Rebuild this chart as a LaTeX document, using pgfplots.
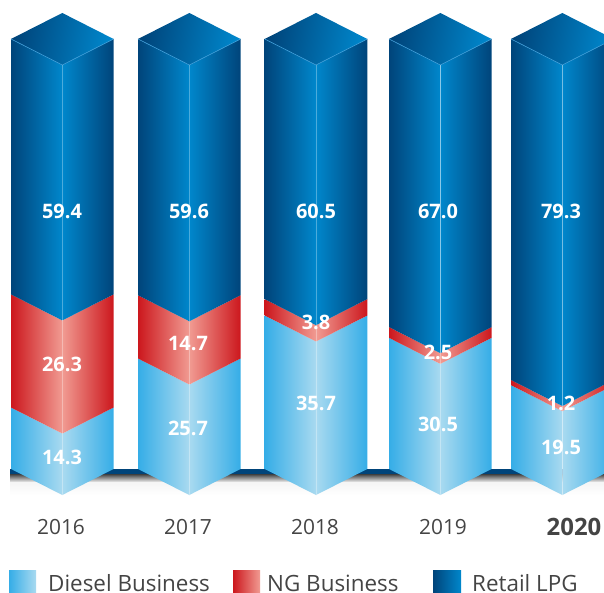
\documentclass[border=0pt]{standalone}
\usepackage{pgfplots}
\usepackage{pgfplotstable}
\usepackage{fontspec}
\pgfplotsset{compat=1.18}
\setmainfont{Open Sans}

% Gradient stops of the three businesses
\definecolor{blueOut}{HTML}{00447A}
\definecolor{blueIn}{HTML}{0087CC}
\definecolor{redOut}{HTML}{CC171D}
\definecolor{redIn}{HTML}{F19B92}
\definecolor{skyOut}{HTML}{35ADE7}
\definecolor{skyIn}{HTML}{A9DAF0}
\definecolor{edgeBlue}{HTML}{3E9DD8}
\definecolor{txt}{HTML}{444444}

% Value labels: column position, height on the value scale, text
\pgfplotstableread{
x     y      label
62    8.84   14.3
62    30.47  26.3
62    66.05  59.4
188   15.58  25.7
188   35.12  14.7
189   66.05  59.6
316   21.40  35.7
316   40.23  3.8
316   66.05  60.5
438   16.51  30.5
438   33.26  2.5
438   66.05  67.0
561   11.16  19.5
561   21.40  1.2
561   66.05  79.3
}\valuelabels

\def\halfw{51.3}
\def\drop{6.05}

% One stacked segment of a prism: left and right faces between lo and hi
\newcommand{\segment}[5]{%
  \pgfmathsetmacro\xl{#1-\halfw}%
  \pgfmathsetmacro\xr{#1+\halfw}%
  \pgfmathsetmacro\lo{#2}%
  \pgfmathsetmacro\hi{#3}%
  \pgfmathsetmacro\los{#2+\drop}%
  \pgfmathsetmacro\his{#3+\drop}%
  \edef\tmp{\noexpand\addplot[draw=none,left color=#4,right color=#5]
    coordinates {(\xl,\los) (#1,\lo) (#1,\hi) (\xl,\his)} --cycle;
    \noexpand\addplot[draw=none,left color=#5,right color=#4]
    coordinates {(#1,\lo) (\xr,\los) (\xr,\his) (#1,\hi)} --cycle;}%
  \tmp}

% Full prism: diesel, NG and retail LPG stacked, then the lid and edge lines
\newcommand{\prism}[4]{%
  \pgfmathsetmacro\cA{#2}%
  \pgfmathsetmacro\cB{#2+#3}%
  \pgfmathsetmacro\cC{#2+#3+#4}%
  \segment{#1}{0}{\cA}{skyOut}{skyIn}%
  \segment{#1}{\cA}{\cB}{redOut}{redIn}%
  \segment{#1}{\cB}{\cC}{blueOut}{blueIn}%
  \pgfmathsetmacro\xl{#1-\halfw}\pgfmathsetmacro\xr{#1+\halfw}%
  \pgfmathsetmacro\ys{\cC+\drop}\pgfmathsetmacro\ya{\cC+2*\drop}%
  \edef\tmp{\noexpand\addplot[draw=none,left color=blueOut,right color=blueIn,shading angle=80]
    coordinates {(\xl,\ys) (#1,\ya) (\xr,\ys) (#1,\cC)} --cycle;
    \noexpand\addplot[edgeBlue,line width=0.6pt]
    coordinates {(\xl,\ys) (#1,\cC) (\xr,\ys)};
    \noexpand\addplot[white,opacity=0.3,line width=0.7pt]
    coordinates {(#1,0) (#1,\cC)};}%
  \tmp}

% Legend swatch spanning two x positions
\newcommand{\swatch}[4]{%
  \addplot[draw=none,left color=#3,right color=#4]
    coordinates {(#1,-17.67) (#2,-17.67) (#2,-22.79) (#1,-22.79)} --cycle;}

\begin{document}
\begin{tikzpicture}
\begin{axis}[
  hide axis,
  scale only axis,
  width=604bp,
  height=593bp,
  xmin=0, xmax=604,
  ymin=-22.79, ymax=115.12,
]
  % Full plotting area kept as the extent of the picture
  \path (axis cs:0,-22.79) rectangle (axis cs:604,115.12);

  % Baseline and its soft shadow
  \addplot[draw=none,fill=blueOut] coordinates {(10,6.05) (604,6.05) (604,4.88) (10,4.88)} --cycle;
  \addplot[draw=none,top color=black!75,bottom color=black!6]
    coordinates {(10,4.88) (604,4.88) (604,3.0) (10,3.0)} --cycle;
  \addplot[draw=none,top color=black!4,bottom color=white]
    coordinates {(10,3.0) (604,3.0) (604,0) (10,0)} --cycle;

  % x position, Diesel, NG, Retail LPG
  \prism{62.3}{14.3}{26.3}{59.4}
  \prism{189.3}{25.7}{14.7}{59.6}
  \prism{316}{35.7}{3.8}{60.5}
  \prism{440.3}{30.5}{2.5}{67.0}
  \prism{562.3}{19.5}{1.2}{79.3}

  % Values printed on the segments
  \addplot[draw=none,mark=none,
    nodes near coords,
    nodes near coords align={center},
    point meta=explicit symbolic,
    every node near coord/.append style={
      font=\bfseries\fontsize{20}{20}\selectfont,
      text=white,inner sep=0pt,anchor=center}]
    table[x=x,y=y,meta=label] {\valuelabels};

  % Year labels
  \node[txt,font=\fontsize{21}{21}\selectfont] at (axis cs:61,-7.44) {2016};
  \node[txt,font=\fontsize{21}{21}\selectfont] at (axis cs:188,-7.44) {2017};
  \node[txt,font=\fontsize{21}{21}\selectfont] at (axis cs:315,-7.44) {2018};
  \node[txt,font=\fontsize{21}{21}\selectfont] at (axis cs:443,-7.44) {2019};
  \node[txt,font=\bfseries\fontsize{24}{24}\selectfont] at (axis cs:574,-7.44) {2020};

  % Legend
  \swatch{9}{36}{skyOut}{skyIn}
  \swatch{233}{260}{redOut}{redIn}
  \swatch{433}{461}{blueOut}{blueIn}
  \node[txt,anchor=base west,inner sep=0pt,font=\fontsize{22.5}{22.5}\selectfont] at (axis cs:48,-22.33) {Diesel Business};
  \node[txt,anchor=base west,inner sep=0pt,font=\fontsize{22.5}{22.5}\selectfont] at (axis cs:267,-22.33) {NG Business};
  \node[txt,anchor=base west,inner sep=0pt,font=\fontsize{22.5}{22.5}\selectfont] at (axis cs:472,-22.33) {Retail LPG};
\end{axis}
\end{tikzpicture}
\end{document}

...

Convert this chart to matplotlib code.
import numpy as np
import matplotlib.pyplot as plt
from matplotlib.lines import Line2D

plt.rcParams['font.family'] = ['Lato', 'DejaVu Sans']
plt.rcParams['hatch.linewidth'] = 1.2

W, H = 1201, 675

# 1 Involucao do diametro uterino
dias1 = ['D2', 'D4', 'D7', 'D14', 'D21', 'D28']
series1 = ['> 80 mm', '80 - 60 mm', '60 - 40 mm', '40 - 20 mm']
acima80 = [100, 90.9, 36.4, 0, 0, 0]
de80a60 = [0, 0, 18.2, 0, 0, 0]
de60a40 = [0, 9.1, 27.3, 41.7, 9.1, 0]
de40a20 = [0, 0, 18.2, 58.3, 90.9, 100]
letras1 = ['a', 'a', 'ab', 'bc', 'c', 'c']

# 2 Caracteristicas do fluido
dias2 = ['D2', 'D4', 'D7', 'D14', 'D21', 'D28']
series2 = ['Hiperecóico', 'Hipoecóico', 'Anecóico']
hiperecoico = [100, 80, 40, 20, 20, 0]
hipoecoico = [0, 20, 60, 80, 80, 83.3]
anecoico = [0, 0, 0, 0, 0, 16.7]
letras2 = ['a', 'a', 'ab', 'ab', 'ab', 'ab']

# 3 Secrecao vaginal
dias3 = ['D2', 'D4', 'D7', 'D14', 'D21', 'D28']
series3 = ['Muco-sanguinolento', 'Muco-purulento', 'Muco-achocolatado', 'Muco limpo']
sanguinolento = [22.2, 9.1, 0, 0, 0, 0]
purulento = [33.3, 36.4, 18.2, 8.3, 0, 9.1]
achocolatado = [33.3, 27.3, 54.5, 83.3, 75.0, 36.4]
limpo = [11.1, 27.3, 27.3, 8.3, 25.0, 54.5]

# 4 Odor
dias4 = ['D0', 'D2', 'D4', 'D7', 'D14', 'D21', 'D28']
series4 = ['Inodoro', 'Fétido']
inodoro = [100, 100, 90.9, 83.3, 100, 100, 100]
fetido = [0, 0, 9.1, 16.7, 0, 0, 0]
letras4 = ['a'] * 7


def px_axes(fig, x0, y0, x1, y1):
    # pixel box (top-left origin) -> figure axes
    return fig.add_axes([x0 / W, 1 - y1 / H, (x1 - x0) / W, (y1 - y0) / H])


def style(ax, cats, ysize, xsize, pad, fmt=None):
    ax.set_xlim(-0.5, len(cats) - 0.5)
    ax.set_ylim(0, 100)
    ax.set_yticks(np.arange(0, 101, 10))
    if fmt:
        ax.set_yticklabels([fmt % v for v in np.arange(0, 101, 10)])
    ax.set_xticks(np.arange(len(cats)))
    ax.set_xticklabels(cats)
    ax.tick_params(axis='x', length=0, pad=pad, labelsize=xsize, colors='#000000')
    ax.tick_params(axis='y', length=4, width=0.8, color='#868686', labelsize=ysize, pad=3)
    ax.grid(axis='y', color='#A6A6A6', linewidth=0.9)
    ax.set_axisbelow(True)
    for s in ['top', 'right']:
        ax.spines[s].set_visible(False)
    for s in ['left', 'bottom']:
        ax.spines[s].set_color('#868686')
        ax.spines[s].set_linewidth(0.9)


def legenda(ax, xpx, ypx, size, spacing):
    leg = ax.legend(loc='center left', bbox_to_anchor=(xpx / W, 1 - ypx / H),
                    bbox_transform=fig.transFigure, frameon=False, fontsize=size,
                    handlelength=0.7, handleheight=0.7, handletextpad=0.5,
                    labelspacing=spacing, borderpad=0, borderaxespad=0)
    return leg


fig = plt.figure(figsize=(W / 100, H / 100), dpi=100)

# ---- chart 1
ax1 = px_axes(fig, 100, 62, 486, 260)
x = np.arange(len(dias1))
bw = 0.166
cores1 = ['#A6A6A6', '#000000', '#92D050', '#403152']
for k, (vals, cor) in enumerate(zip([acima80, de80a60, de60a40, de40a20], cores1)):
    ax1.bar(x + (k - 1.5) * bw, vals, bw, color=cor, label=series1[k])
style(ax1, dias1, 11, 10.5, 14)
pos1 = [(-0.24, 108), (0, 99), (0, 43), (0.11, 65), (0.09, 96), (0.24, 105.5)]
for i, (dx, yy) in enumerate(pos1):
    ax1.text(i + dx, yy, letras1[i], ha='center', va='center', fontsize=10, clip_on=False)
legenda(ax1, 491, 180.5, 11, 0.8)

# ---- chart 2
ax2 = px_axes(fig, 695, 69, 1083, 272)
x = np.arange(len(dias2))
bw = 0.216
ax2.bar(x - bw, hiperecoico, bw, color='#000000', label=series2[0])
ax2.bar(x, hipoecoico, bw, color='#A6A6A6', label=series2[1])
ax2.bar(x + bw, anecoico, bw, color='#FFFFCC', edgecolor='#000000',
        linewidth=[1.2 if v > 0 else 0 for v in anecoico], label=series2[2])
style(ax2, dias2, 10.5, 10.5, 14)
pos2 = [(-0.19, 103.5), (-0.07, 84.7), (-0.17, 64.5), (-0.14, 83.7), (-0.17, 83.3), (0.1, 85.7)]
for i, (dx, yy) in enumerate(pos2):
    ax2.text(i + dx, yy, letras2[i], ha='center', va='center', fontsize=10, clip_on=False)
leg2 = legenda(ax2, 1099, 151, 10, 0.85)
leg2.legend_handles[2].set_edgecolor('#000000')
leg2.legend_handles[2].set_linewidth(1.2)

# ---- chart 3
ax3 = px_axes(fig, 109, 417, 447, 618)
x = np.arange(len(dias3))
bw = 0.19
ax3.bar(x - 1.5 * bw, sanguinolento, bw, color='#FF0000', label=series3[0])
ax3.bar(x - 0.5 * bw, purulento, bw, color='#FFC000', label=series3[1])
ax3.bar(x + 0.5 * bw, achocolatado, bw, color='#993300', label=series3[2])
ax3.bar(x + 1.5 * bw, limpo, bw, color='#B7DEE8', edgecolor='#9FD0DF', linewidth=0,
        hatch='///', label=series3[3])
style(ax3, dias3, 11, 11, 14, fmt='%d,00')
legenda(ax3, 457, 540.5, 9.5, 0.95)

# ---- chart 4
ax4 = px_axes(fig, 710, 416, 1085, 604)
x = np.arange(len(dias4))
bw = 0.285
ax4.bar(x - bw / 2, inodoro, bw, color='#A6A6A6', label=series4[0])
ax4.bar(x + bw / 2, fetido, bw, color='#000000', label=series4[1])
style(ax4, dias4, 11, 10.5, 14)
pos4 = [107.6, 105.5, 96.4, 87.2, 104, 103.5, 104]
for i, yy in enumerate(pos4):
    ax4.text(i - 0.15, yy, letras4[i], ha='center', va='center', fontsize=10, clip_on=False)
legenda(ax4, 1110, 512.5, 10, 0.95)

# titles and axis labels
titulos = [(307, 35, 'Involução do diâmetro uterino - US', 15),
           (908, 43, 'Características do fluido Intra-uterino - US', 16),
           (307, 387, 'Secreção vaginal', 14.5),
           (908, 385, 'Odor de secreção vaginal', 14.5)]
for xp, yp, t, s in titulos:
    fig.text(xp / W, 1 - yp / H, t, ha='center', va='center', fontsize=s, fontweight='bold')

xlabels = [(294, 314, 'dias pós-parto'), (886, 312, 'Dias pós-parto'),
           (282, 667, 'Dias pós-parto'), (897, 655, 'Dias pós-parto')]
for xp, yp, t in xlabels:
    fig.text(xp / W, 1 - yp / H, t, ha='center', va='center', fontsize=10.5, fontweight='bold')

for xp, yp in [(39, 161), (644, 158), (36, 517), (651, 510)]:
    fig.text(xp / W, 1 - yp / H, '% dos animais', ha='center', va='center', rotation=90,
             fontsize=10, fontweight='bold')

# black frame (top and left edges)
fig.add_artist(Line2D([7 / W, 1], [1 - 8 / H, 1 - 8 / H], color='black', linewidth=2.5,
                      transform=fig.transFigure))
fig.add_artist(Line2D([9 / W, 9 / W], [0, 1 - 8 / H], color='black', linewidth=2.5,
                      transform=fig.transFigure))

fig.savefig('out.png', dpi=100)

==

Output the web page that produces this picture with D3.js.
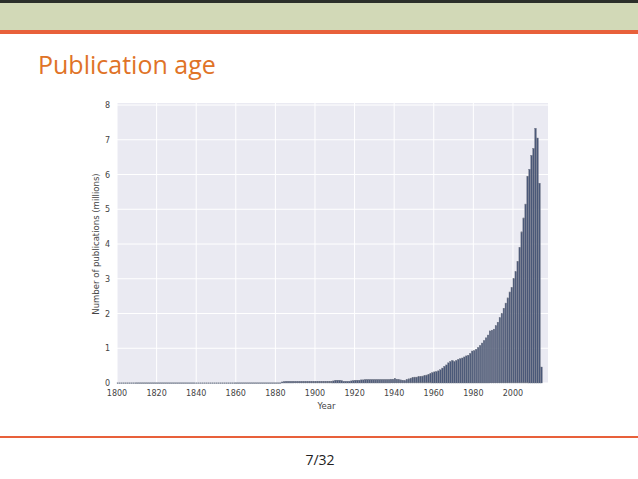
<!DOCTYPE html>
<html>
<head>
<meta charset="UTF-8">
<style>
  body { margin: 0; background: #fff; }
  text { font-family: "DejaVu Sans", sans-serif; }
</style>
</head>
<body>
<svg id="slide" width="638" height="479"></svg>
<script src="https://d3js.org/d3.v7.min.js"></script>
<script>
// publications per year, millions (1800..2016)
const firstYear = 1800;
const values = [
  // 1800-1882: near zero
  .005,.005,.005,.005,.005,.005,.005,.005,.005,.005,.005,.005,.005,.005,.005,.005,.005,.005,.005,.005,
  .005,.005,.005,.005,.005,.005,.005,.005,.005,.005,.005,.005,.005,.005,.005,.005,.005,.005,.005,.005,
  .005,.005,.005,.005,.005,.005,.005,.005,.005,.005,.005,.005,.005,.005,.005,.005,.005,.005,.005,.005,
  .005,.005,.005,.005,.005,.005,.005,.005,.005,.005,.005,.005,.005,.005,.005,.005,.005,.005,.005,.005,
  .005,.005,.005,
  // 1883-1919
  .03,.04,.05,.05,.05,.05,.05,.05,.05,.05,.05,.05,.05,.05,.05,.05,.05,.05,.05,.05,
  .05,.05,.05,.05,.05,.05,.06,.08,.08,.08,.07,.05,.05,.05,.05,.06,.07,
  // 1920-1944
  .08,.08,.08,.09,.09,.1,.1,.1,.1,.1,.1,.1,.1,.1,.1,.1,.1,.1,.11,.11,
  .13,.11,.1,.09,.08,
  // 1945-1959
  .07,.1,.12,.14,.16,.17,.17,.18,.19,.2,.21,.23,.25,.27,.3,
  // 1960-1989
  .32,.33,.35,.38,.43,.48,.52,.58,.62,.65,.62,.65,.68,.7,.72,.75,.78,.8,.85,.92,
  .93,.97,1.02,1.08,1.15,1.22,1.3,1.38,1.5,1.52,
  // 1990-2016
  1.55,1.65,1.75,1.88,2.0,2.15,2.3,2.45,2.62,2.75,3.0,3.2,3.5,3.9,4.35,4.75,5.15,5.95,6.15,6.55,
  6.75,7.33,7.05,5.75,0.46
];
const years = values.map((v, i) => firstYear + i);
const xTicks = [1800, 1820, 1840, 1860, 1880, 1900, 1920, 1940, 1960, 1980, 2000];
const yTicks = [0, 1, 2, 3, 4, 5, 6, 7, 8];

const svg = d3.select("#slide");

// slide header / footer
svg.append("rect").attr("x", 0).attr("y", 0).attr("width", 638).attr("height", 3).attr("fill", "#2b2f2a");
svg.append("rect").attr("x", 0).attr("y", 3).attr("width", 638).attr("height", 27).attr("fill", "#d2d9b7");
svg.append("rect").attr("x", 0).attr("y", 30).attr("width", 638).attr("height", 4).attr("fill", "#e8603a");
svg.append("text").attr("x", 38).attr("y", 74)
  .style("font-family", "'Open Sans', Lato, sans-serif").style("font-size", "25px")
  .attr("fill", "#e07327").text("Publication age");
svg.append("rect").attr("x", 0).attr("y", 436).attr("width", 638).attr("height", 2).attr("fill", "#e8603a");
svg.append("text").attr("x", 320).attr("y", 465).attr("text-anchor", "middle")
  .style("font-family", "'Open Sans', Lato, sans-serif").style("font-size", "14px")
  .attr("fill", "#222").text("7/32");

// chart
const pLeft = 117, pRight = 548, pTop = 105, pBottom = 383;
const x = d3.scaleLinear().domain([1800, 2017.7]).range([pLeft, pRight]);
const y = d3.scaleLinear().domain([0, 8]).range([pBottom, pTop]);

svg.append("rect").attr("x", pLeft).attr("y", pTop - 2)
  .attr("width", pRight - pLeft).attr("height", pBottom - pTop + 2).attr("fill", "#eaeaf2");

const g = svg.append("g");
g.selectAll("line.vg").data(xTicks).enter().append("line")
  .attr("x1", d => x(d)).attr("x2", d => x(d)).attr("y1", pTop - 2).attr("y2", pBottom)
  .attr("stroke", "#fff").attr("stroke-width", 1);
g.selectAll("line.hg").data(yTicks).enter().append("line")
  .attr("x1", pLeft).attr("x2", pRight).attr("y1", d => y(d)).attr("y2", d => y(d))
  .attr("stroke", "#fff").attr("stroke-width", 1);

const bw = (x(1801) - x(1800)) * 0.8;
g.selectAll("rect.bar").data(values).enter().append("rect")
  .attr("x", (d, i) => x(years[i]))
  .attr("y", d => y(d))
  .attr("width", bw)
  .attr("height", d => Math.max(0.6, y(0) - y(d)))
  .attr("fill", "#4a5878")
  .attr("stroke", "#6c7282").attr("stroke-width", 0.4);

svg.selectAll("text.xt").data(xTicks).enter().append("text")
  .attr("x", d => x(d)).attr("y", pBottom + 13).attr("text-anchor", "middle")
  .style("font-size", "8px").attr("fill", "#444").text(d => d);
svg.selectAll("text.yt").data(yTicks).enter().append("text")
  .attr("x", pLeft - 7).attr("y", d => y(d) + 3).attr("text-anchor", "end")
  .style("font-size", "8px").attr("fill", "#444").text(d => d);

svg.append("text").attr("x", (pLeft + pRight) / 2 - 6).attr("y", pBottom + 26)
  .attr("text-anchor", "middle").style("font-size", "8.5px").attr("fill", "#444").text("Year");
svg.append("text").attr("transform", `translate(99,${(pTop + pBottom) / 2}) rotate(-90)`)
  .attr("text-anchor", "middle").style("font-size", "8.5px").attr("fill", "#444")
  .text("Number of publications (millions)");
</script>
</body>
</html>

> [Short exercise] From the records above, quote only the lines running from the line with "Convert this chart to matplotlib code." to the line with "W, H = 1201, 675", both lines included.

> [Finished exercise]
Convert this chart to matplotlib code.
import numpy as np
import matplotlib.pyplot as plt
from matplotlib.lines import Line2D

plt.rcParams['font.family'] = ['Lato', 'DejaVu Sans']
plt.rcParams['hatch.linewidth'] = 1.2

W, H = 1201, 675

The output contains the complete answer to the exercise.